-- START Data lines --

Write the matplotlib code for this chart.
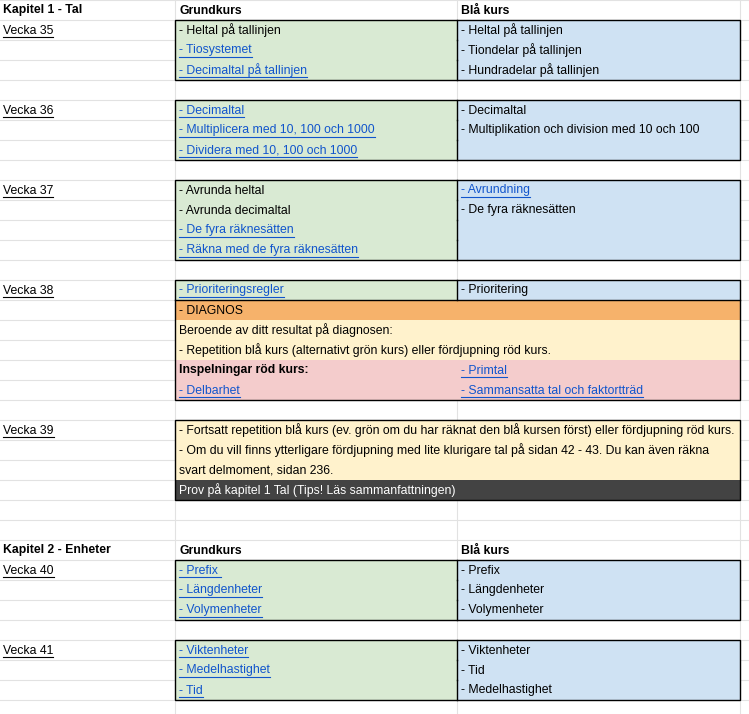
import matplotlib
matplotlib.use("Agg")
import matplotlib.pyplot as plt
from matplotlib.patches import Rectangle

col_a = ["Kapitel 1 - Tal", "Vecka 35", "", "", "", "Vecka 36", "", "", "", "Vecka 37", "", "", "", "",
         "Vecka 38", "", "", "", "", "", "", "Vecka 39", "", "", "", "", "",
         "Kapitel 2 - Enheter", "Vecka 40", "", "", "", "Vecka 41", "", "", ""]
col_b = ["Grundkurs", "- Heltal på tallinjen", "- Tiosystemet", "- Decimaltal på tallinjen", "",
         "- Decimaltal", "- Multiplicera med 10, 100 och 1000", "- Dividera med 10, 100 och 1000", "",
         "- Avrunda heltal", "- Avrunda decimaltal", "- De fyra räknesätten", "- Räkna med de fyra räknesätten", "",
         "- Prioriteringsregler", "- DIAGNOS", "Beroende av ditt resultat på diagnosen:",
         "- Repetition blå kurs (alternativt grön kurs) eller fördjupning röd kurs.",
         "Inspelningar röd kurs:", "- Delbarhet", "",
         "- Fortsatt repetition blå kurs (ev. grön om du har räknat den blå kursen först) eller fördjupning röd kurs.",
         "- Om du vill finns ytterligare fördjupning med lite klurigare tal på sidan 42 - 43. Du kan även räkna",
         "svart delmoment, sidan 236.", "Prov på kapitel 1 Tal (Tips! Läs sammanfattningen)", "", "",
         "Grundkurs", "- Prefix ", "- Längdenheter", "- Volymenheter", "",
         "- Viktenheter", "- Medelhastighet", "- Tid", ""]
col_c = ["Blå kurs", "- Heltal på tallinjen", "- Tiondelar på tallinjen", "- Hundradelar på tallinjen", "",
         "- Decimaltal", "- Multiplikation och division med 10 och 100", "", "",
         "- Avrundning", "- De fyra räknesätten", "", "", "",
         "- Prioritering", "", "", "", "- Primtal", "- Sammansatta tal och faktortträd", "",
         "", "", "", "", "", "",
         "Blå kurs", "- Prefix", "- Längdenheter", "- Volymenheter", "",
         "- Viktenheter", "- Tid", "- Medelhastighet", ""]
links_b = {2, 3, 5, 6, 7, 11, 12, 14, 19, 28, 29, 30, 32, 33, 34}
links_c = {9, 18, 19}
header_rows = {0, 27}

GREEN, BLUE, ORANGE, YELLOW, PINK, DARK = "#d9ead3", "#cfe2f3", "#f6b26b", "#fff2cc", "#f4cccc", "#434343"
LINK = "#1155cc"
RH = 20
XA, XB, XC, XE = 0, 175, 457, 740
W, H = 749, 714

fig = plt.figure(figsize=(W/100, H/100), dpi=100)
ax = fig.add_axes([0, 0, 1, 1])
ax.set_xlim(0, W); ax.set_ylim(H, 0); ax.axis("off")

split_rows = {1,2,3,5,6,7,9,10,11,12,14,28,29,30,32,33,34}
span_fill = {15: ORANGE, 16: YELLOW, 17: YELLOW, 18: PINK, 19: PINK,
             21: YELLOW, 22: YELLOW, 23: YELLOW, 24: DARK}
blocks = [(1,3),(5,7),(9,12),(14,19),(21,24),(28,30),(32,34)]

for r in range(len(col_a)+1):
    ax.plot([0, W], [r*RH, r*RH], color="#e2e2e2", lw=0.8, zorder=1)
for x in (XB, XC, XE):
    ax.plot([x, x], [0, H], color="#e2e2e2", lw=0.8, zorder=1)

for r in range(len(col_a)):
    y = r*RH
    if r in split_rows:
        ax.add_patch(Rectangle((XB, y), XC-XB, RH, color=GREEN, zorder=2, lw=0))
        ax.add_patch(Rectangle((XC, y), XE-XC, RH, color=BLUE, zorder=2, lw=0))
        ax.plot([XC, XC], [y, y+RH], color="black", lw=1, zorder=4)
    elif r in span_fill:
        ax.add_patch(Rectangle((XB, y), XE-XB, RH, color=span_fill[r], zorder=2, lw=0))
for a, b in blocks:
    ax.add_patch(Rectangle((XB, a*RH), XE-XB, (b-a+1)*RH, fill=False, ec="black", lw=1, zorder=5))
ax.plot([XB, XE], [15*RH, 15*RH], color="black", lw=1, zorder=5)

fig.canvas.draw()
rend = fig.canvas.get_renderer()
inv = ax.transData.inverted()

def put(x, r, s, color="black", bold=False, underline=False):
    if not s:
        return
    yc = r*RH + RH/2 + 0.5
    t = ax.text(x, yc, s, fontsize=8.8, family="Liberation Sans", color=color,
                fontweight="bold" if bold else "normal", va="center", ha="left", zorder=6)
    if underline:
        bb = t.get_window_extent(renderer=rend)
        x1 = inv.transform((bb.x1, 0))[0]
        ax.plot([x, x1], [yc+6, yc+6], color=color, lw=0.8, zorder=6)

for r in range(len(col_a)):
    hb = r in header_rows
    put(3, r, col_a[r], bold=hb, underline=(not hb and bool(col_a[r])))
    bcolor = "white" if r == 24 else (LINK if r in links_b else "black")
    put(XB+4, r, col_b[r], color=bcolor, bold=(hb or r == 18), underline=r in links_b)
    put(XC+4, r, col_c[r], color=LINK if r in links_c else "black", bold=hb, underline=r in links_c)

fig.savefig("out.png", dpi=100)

-- END Data lines --

Exercise requirements — From the first line of the material down to the line containing "from matplotlib.patches import Rectangle", inclusive, return each line exactly, skipping any picture.

Problem solution —
Write the matplotlib code for this chart.
import matplotlib
matplotlib.use("Agg")
import matplotlib.pyplot as plt
from matplotlib.patches import Rectangle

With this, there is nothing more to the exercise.